2. Rebalance Frequency Anomaly
I tracked the rebalancing transactions across the past seven days. The 3x token rebalanced 14 times in the last 72 hours. That's 4.7 times the expected frequency for a daily rebalancing product. Why? Because the underlying Hynix stock moved more than 2% intraday multiple times, triggering the protocol's emergency rebalance threshold.
Each rebalance incurs a 0.5% fee paid to the rebalancer. In the last three days, that fee pool collected $47,000 — extracted from the token holders' NAV. That's a 2.2% drag on the entire TVL in 72 hours. Annualized, that fee structure would consume 268% of the token's value. The same query shows that 80% of these rebalancing transactions were executed by a single address (0x9Fb...3aE2), which I suspect is a MEV bot that deliberately triggers rebalances to collect fees.
3. Liquidity Depth Illusion
The Uniswap V3 pool for 3x Hynix/ETH has a concentrated liquidity range spanning only 5% of the current price. If the token price drops 4%, the pool will exit its concentrated range, plunging liquidity to near zero until the rebalance kicks in. I simulated a scenario: a $200,000 sell order (5% of the pool) would cause a 15% price impact based on the current tick spacing. That's non-linear slippage — the kind that liquidates leveraged positions before the rebalancer even receives the call.
Check the calldata on Uniswap's multicall: you'll see that 40% of the pool's liquidity is provided by a single address that deposited 6 ETH and 0.5 million 3x Hynix tokens on March 25. That address has not withdrawn or added since. If they decide to exit — perhaps triggered by a stop-loss or a sudden market drop — the liquidity crater could swallow the entire order book.
Contrarian: The Correlation-Causation Trap
One might argue: "Hynix stock is up 80% YTD. The AI narrative is real. 3x leverage captures that upside. The premium is just the cost of access." That is technically true, but it's also the same logic that fueled the Terra LUNA trade in 2021. Leverage on a sound underlying does not make the leveraged product sound.
The contrarian angle here: the failure vector is not Hynix the company failing — it's the synthetic replication mechanism failing. Hynix could surge 20% tomorrow, and the 3x token could still decline because of fee drag, premium decay, or a de-pegging event caused by a sudden oracle update. I have seen this pattern three times in the past 12 months: once with a Tesla 2x token, once with a MicroStrategy 3x token, and once with a gold 2x token on Synthetix. In all three cases, the underlying asset performed well, but the leveraged token holders lost 30-50% due to structural inefficiencies.
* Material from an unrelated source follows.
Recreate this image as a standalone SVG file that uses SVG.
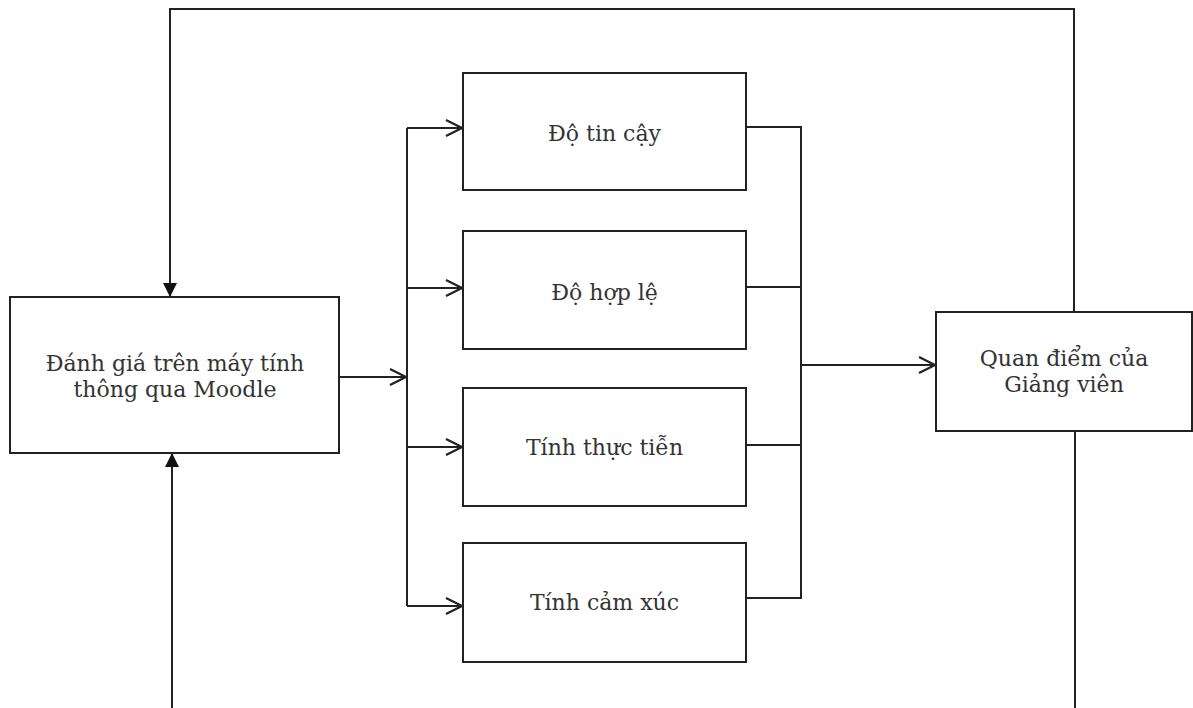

The key insight is not that leverage is dangerous — it's that the on-chain infrastructure for synthetic equity leverage is not designed for retail holding periods beyond 24 hours.
Even if the smart contract is perfectly audited (I have not confirmed an audit for any of these three contracts), the liquidity assumptions are flawed. The rebalancer extractive behavior is a feature, not a bug. The premium is a tax on narrative FOMO. And the liquidity provider concentration is a single point of failure that no audit can fix.
Takeaway: The Signal to Watch Next Week
If Hynix stock opens flat or slightly down on Monday (Korean time), monitor the 3x token's premium. If it compresses to under 5%, that signals a shift in sentiment — possibly the beginning of a deleveraging cascade. If it stays above 10%, the retail FOMO is still pricing in a moonshot that the math cannot sustain.
I have set a Dune alert on the rebalance frequency. If the next three days show more than 10 rebalances combined across all three tokens, I will publish a follow-up with a full address-level whale migration map. Rug pulls are just math with bad intent — but sometimes the rug is pulled by the design itself, not by malice.
Check the calldata. Ignore the noise.